Analysis of Margin Requirements
The court analyzed the margin requirements imposed by Merrill Lynch, highlighting that the Renaudin letter explicitly stated that margins were subject to change without notice. This clause was crucial as it indicated that the plaintiffs were aware that margin requirements could fluctuate based on market conditions. The court determined that Merrill Lynch's decision to raise the margins was a reasonable response to market volatility following a significant policy change by the Federal Reserve Board. Moreover, the court noted that the plaintiffs had the option to liquidate their accounts or transfer them to another broker if they disagreed with the new margin requirements, indicating that they were not trapped in an unfavorable position.

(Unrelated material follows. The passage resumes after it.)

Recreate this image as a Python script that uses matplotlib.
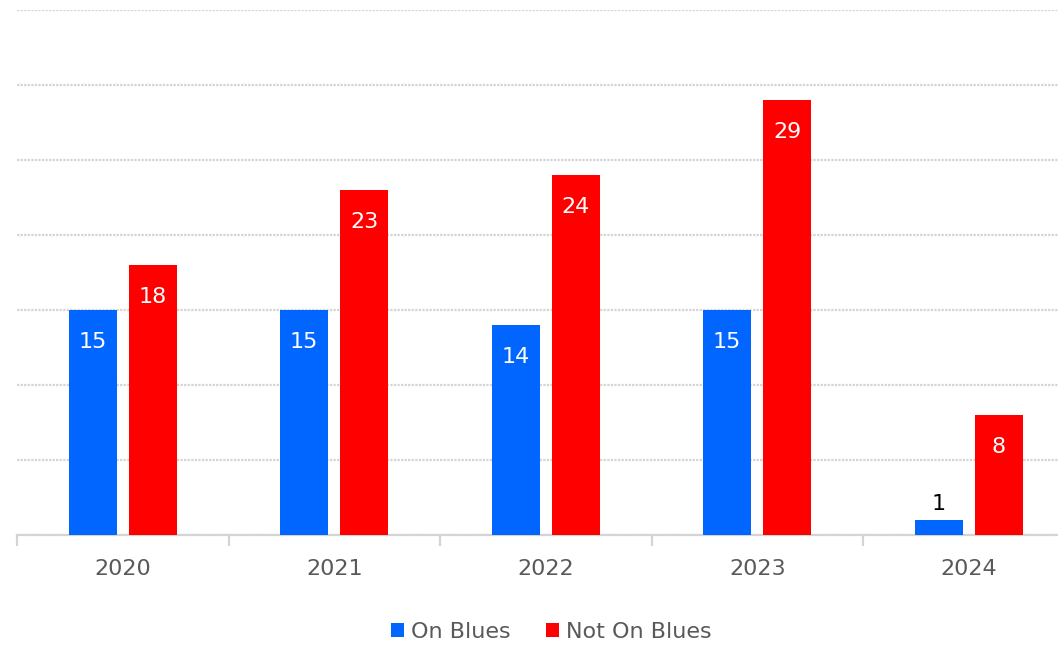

Findings on Fraud and Deceit
The court found that the plaintiffs failed to provide sufficient evidence of fraud, deceit, or misrepresentation by Merrill Lynch. It emphasized that the plaintiffs received timely notification of the margin increases and that the brokerage acted within its contractual rights. The court stated that there was no indication that Merrill Lynch intentionally misled the plaintiffs or acted unethically in its dealings. Instead, the evidence suggested that Merrill Lynch’s actions were proactive and aimed at protecting its interests amid fluctuating market conditions, thus ruling out any claims of bad faith.
Consideration of Breach of Fiduciary Duty
The court examined the claim of breach of fiduciary duty, noting that such a claim requires proof of fraud or a breach of trust. The plaintiffs did not demonstrate that Merrill Lynch acted outside the bounds of its authority or that it engaged in any unethical conduct. The court highlighted that the plaintiffs were experienced investors, familiar with the nature of margin requirements and the risks associated with commodity trading, further weakening their claims of fiduciary breach. Therefore, the court concluded that the evidence did not support any allegations of misconduct by Merrill Lynch.

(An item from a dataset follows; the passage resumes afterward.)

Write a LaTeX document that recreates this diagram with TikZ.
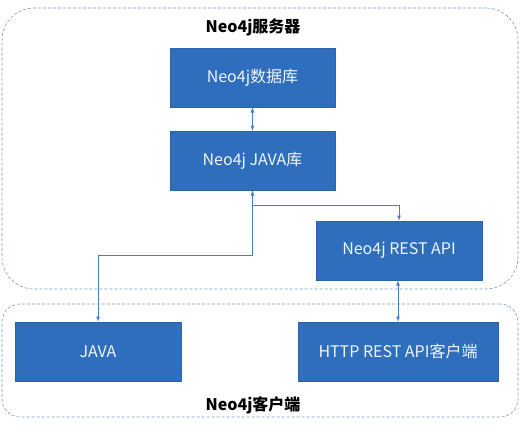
\documentclass[tikz,border=0pt]{standalone}
\usepackage{fontspec}
\setmainfont{Noto Sans CJK SC}
\usepackage{tikz}
\usetikzlibrary{positioning,calc}
\definecolor{BoxBlue}{HTML}{2F6EBD}
\definecolor{BoxEdge}{HTML}{2A62AC}
\definecolor{LinkBlue}{HTML}{4A7BC8}
\definecolor{FrameGray}{HTML}{7F95B3}
\tikzset{link/.style={<->,>=latex,LinkBlue,line width=0.8pt}}

\begin{document}
\begin{tikzpicture}[x=1pt,y=-1pt]
		\tikzstyle{Block}=[rectangle,fill=BoxBlue,draw=BoxEdge,line width=0.6pt,text=white!92!BoxBlue,font=\fontsize{16}{19}\selectfont,minimum height=59pt,inner sep=0pt]
		\tikzstyle{Frame}=[rectangle,draw=FrameGray,densely dashed,line width=0.6pt,inner sep=0pt]
		\tikzstyle{Title}=[font=\fontsize{16}{19}\selectfont\bfseries,text=black]

		\useasboundingbox (0,0) rectangle (526,425);

		% frames
		\node [Frame,rounded corners=32pt,minimum width=516pt,minimum height=281pt] (Server) at (260,148.5) {};
		\node [Frame,rounded corners=18pt,minimum width=516pt,minimum height=113pt] (Client) at (260,360.5) {};
		\node [Title] (ServerTitle) at (253,27) {Neo4j服务器};
		\node [Title] (ClientTitle) at (253,405) {Neo4j客户端};

		% server side
		\node [Block,minimum width=165pt] (DB) at (252.5,77.5) {Neo4j数据库};
		\node [Block,minimum width=165pt] (JavaLib) at (252.5,160.5) {Neo4j JAVA库};
		\node [Block,minimum width=166pt] (Rest) at (399,250.5) {Neo4j REST API};

		% client side
		\node [Block,minimum width=166pt] (Java) at (98,351.5) {JAVA};
		\node [Block,minimum width=200pt] (Http) at (398,351.5) {HTTP REST API客户端};

		\coordinate (Branch) at (252.5,205);
		\coordinate (Bend) at (252.5,255);

		\draw [link] (DB) -- (JavaLib);
		\draw [link] (JavaLib.south) -- (Bend) -| (Java.north);
		\draw [link,<-] (Rest.north) |- (Branch);
		\draw [link] (Rest.south -| Http.north) -- (Http.north);
  \end{tikzpicture}
\end{document}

Conclusion on Contractual Obligations
In its conclusion, the court addressed the breach of contract claim, stating that the Renaudin letter could not be construed as a binding contract that guaranteed fixed margin requirements. It reaffirmed that the language in the letter clearly allowed for changes in margins, which the plaintiffs acknowledged. The court also pointed out that, even if the letter were considered a binding offer, the explicit statement regarding margin changes would negate any claims of breach. Ultimately, the court dismissed all claims against Merrill Lynch, reinforcing the brokerage’s rights to adjust margin requirements and liquidate accounts as necessary to protect its interests in volatile market conditions.